OBJECTIVE: Write the material out again in full, word for word. Do not include the pictures.

DATASET EXTRACT:
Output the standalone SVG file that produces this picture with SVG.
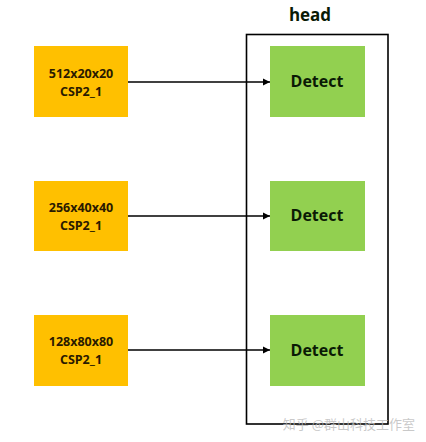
<svg xmlns="http://www.w3.org/2000/svg" width="426" height="442" viewBox="0 0 426 442">
<style>
.src{fill:#FFC000}
.det{fill:#92D050}
.t1{font-family:"Open Sans","Liberation Sans",sans-serif;font-weight:bold;font-size:12.5px;fill:#2a1a00;text-anchor:middle}
.t2{font-family:"Open Sans","Liberation Sans",sans-serif;font-weight:bold;font-size:16px;fill:#0a1a05;text-anchor:middle}
.edge{stroke:#000;stroke-width:1.3;fill:none;marker-end:url(#ah)}
</style>
<defs>
<marker id="ah" markerWidth="8" markerHeight="8" refX="7" refY="4" orient="auto" markerUnits="userSpaceOnUse">
<path d="M0,0.5 L7,4 L0,7.5 z" fill="#000"/>
</marker>
</defs>
<rect width="426" height="442" fill="#fff"/>
<g id="head">
<rect x="246.5" y="34.5" width="141.5" height="389.5" fill="none" stroke="#000" stroke-width="1.6"/>
<text x="310" y="21" class="t2" style="font-size:17px">head</text>
</g>
<g id="src1"><rect class="src" x="34" y="46" width="94" height="71"/><text class="t1" x="81" y="78">512x20x20</text><text class="t1" x="81" y="96">CSP2_1</text></g>
<g id="src2"><rect class="src" x="34" y="181" width="94" height="70"/><text class="t1" x="81" y="212">256x40x40</text><text class="t1" x="81" y="230">CSP2_1</text></g>
<g id="src3"><rect class="src" x="34" y="315" width="94" height="71"/><text class="t1" x="81" y="346">128x80x80</text><text class="t1" x="81" y="364">CSP2_1</text></g>
<g id="det1"><rect class="det" x="270" y="46" width="95" height="71"/><text class="t2" x="317" y="87">Detect</text></g>
<g id="det2"><rect class="det" x="270" y="181" width="95" height="70"/><text class="t2" x="317" y="221">Detect</text></g>
<g id="det3"><rect class="det" x="270" y="315" width="95" height="71"/><text class="t2" x="317" y="356">Detect</text></g>
<g id="connectors">
<line class="edge" x1="128" y1="82" x2="270" y2="82"/>
<line class="edge" x1="128" y1="216" x2="270" y2="216"/>
<line class="edge" x1="128" y1="350" x2="270" y2="350"/>
</g>
<text x="415" y="429" text-anchor="end" font-family="'Noto Sans CJK SC',sans-serif" font-size="13" fill="#bbb" fill-opacity="0.8">知乎 @群山科技工作室</text>
</svg>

ANSWER FOR THE TASK:
Output the standalone SVG file that produces this picture with SVG.
<svg xmlns="http://www.w3.org/2000/svg" width="426" height="442" viewBox="0 0 426 442">
<style>
.src{fill:#FFC000}
.det{fill:#92D050}
.t1{font-family:"Open Sans","Liberation Sans",sans-serif;font-weight:bold;font-size:12.5px;fill:#2a1a00;text-anchor:middle}
.t2{font-family:"Open Sans","Liberation Sans",sans-serif;font-weight:bold;font-size:16px;fill:#0a1a05;text-anchor:middle}
.edge{stroke:#000;stroke-width:1.3;fill:none;marker-end:url(#ah)}
</style>
<defs>
<marker id="ah" markerWidth="8" markerHeight="8" refX="7" refY="4" orient="auto" markerUnits="userSpaceOnUse">
<path d="M0,0.5 L7,4 L0,7.5 z" fill="#000"/>
</marker>
</defs>
<rect width="426" height="442" fill="#fff"/>
<g id="head">
<rect x="246.5" y="34.5" width="141.5" height="389.5" fill="none" stroke="#000" stroke-width="1.6"/>
<text x="310" y="21" class="t2" style="font-size:17px">head</text>
</g>
<g id="src1"><rect class="src" x="34" y="46" width="94" height="71"/><text class="t1" x="81" y="78">512x20x20</text><text class="t1" x="81" y="96">CSP2_1</text></g>
<g id="src2"><rect class="src" x="34" y="181" width="94" height="70"/><text class="t1" x="81" y="212">256x40x40</text><text class="t1" x="81" y="230">CSP2_1</text></g>
<g id="src3"><rect class="src" x="34" y="315" width="94" height="71"/><text class="t1" x="81" y="346">128x80x80</text><text class="t1" x="81" y="364">CSP2_1</text></g>
<g id="det1"><rect class="det" x="270" y="46" width="95" height="71"/><text class="t2" x="317" y="87">Detect</text></g>
<g id="det2"><rect class="det" x="270" y="181" width="95" height="70"/><text class="t2" x="317" y="221">Detect</text></g>
<g id="det3"><rect class="det" x="270" y="315" width="95" height="71"/><text class="t2" x="317" y="356">Detect</text></g>
<g id="connectors">
<line class="edge" x1="128" y1="82" x2="270" y2="82"/>
<line class="edge" x1="128" y1="216" x2="270" y2="216"/>
<line class="edge" x1="128" y1="350" x2="270" y2="350"/>
</g>
<text x="415" y="429" text-anchor="end" font-family="'Noto Sans CJK SC',sans-serif" font-size="13" fill="#bbb" fill-opacity="0.8">知乎 @群山科技工作室</text>
</svg>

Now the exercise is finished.